• _DATA PROVIDED_:

## begin

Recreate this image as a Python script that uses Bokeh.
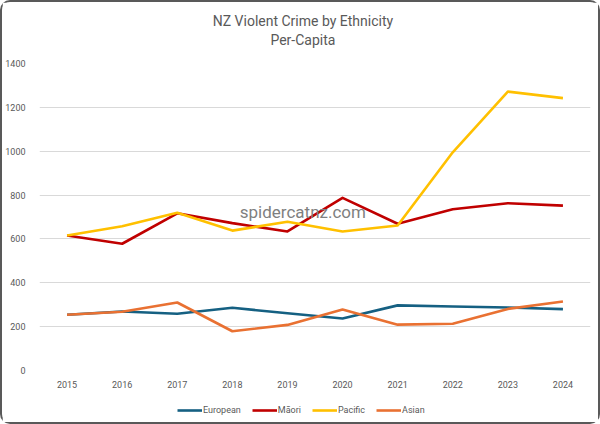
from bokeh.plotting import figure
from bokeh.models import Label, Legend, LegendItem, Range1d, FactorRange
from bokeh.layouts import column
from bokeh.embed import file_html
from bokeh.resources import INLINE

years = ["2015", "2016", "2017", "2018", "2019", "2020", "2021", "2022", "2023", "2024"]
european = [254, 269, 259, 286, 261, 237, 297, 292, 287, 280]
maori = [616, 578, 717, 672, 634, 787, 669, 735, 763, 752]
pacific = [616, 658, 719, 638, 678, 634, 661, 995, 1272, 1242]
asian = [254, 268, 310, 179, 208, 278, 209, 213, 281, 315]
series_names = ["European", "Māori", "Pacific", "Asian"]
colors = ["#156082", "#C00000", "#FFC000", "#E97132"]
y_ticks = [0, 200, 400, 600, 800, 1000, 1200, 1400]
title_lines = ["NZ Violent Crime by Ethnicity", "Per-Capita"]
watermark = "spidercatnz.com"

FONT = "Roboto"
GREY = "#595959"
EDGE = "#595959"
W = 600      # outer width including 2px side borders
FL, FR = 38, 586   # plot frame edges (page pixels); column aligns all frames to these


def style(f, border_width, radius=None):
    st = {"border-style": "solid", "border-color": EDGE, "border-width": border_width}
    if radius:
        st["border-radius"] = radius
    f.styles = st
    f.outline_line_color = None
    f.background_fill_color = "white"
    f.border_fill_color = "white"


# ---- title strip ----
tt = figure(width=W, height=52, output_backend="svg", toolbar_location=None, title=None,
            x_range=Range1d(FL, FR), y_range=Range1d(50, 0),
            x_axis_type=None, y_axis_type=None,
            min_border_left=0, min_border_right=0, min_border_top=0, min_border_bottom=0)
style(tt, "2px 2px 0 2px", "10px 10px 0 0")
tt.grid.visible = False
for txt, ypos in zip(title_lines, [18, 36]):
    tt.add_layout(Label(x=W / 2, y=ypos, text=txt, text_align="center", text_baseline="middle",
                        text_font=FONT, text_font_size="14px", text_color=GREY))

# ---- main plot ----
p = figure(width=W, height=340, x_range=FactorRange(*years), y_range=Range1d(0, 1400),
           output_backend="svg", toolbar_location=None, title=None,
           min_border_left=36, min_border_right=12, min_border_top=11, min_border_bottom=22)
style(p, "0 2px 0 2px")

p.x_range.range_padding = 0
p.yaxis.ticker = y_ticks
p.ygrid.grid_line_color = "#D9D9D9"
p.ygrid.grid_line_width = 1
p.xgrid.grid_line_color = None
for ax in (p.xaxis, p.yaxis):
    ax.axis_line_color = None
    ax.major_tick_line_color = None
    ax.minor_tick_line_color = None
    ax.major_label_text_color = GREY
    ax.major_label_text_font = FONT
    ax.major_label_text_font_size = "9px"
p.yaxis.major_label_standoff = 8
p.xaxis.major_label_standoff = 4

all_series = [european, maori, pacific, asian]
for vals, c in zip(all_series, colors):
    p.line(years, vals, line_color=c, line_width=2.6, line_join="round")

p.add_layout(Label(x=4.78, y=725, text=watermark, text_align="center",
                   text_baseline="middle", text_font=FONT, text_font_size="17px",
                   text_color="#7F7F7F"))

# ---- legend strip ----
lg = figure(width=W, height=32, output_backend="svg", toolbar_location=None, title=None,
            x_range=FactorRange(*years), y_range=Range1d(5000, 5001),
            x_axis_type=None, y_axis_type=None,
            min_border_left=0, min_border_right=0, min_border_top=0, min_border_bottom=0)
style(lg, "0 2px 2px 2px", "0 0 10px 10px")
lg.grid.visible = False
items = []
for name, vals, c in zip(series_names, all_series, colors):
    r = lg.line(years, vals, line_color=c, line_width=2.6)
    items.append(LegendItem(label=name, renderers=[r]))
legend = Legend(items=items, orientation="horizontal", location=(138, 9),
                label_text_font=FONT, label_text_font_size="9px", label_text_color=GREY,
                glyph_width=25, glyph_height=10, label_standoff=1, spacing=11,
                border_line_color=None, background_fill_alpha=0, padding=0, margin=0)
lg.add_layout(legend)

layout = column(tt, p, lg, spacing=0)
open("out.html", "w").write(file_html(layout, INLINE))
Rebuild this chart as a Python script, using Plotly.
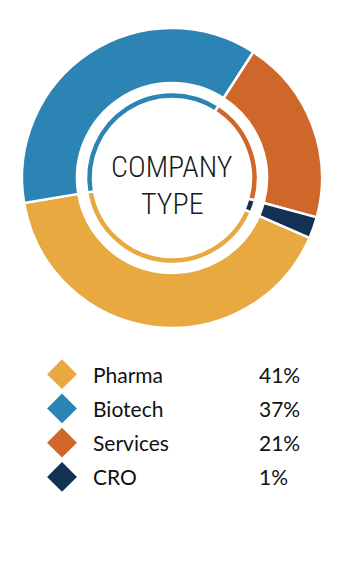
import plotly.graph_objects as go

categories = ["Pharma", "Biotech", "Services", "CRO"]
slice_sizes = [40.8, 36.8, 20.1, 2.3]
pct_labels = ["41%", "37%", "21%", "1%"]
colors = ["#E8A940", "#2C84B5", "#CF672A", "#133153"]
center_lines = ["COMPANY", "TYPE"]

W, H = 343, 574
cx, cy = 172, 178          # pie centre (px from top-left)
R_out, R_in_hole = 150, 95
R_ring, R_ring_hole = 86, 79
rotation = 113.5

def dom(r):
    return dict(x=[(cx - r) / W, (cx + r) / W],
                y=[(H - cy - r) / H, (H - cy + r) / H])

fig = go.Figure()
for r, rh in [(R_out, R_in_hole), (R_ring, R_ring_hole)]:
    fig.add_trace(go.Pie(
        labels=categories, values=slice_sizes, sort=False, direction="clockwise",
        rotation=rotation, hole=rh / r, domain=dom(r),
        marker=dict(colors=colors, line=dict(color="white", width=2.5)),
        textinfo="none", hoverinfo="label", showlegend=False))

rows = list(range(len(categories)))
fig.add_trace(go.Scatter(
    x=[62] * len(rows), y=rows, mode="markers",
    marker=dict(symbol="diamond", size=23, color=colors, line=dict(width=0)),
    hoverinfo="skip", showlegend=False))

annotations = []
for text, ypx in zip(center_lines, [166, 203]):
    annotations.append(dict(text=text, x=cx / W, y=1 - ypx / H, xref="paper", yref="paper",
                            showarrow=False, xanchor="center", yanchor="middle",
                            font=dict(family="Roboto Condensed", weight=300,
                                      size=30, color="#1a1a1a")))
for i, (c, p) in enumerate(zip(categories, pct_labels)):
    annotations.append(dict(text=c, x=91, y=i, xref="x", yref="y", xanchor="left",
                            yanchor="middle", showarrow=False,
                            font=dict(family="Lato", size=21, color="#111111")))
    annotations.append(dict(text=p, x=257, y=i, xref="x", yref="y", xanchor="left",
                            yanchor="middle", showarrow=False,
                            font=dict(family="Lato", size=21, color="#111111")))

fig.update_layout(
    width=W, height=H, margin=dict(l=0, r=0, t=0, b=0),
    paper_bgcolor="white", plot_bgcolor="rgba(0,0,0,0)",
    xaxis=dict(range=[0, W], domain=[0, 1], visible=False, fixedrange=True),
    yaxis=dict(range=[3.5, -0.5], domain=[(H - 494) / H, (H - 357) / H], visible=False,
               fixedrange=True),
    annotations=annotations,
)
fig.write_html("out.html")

## end

• _THE EXERCISE_: Copy out the data above exactly, except the pictures.

• _SOLVED PROBLEM_:
Recreate this image as a Python script that uses Bokeh.
from bokeh.plotting import figure
from bokeh.models import Label, Legend, LegendItem, Range1d, FactorRange
from bokeh.layouts import column
from bokeh.embed import file_html
from bokeh.resources import INLINE

years = ["2015", "2016", "2017", "2018", "2019", "2020", "2021", "2022", "2023", "2024"]
european = [254, 269, 259, 286, 261, 237, 297, 292, 287, 280]
maori = [616, 578, 717, 672, 634, 787, 669, 735, 763, 752]
pacific = [616, 658, 719, 638, 678, 634, 661, 995, 1272, 1242]
asian = [254, 268, 310, 179, 208, 278, 209, 213, 281, 315]
series_names = ["European", "Māori", "Pacific", "Asian"]
colors = ["#156082", "#C00000", "#FFC000", "#E97132"]
y_ticks = [0, 200, 400, 600, 800, 1000, 1200, 1400]
title_lines = ["NZ Violent Crime by Ethnicity", "Per-Capita"]
watermark = "spidercatnz.com"

FONT = "Roboto"
GREY = "#595959"
EDGE = "#595959"
W = 600      # outer width including 2px side borders
FL, FR = 38, 586   # plot frame edges (page pixels); column aligns all frames to these


def style(f, border_width, radius=None):
    st = {"border-style": "solid", "border-color": EDGE, "border-width": border_width}
    if radius:
        st["border-radius"] = radius
    f.styles = st
    f.outline_line_color = None
    f.background_fill_color = "white"
    f.border_fill_color = "white"


# ---- title strip ----
tt = figure(width=W, height=52, output_backend="svg", toolbar_location=None, title=None,
            x_range=Range1d(FL, FR), y_range=Range1d(50, 0),
            x_axis_type=None, y_axis_type=None,
            min_border_left=0, min_border_right=0, min_border_top=0, min_border_bottom=0)
style(tt, "2px 2px 0 2px", "10px 10px 0 0")
tt.grid.visible = False
for txt, ypos in zip(title_lines, [18, 36]):
    tt.add_layout(Label(x=W / 2, y=ypos, text=txt, text_align="center", text_baseline="middle",
                        text_font=FONT, text_font_size="14px", text_color=GREY))

# ---- main plot ----
p = figure(width=W, height=340, x_range=FactorRange(*years), y_range=Range1d(0, 1400),
           output_backend="svg", toolbar_location=None, title=None,
           min_border_left=36, min_border_right=12, min_border_top=11, min_border_bottom=22)
style(p, "0 2px 0 2px")

p.x_range.range_padding = 0
p.yaxis.ticker = y_ticks
p.ygrid.grid_line_color = "#D9D9D9"
p.ygrid.grid_line_width = 1
p.xgrid.grid_line_color = None
for ax in (p.xaxis, p.yaxis):
    ax.axis_line_color = None
    ax.major_tick_line_color = None
    ax.minor_tick_line_color = None
    ax.major_label_text_color = GREY
    ax.major_label_text_font = FONT
    ax.major_label_text_font_size = "9px"
p.yaxis.major_label_standoff = 8
p.xaxis.major_label_standoff = 4

all_series = [european, maori, pacific, asian]
for vals, c in zip(all_series, colors):
    p.line(years, vals, line_color=c, line_width=2.6, line_join="round")

p.add_layout(Label(x=4.78, y=725, text=watermark, text_align="center",
                   text_baseline="middle", text_font=FONT, text_font_size="17px",
                   text_color="#7F7F7F"))

# ---- legend strip ----
lg = figure(width=W, height=32, output_backend="svg", toolbar_location=None, title=None,
            x_range=FactorRange(*years), y_range=Range1d(5000, 5001),
            x_axis_type=None, y_axis_type=None,
            min_border_left=0, min_border_right=0, min_border_top=0, min_border_bottom=0)
style(lg, "0 2px 2px 2px", "0 0 10px 10px")
lg.grid.visible = False
items = []
for name, vals, c in zip(series_names, all_series, colors):
    r = lg.line(years, vals, line_color=c, line_width=2.6)
    items.append(LegendItem(label=name, renderers=[r]))
legend = Legend(items=items, orientation="horizontal", location=(138, 9),
                label_text_font=FONT, label_text_font_size="9px", label_text_color=GREY,
                glyph_width=25, glyph_height=10, label_standoff=1, spacing=11,
                border_line_color=None, background_fill_alpha=0, padding=0, margin=0)
lg.add_layout(legend)

layout = column(tt, p, lg, spacing=0)
open("out.html", "w").write(file_html(layout, INLINE))
Rebuild this chart as a Python script, using Plotly.
import plotly.graph_objects as go

categories = ["Pharma", "Biotech", "Services", "CRO"]
slice_sizes = [40.8, 36.8, 20.1, 2.3]
pct_labels = ["41%", "37%", "21%", "1%"]
colors = ["#E8A940", "#2C84B5", "#CF672A", "#133153"]
center_lines = ["COMPANY", "TYPE"]

W, H = 343, 574
cx, cy = 172, 178          # pie centre (px from top-left)
R_out, R_in_hole = 150, 95
R_ring, R_ring_hole = 86, 79
rotation = 113.5

def dom(r):
    return dict(x=[(cx - r) / W, (cx + r) / W],
                y=[(H - cy - r) / H, (H - cy + r) / H])

fig = go.Figure()
for r, rh in [(R_out, R_in_hole), (R_ring, R_ring_hole)]:
    fig.add_trace(go.Pie(
        labels=categories, values=slice_sizes, sort=False, direction="clockwise",
        rotation=rotation, hole=rh / r, domain=dom(r),
        marker=dict(colors=colors, line=dict(color="white", width=2.5)),
        textinfo="none", hoverinfo="label", showlegend=False))

rows = list(range(len(categories)))
fig.add_trace(go.Scatter(
    x=[62] * len(rows), y=rows, mode="markers",
    marker=dict(symbol="diamond", size=23, color=colors, line=dict(width=0)),
    hoverinfo="skip", showlegend=False))

annotations = []
for text, ypx in zip(center_lines, [166, 203]):
    annotations.append(dict(text=text, x=cx / W, y=1 - ypx / H, xref="paper", yref="paper",
                            showarrow=False, xanchor="center", yanchor="middle",
                            font=dict(family="Roboto Condensed", weight=300,
                                      size=30, color="#1a1a1a")))
for i, (c, p) in enumerate(zip(categories, pct_labels)):
    annotations.append(dict(text=c, x=91, y=i, xref="x", yref="y", xanchor="left",
                            yanchor="middle", showarrow=False,
                            font=dict(family="Lato", size=21, color="#111111")))
    annotations.append(dict(text=p, x=257, y=i, xref="x", yref="y", xanchor="left",
                            yanchor="middle", showarrow=False,
                            font=dict(family="Lato", size=21, color="#111111")))

fig.update_layout(
    width=W, height=H, margin=dict(l=0, r=0, t=0, b=0),
    paper_bgcolor="white", plot_bgcolor="rgba(0,0,0,0)",
    xaxis=dict(range=[0, W], domain=[0, 1], visible=False, fixedrange=True),
    yaxis=dict(range=[3.5, -0.5], domain=[(H - 494) / H, (H - 357) / H], visible=False,
               fixedrange=True),
    annotations=annotations,
)
fig.write_html("out.html")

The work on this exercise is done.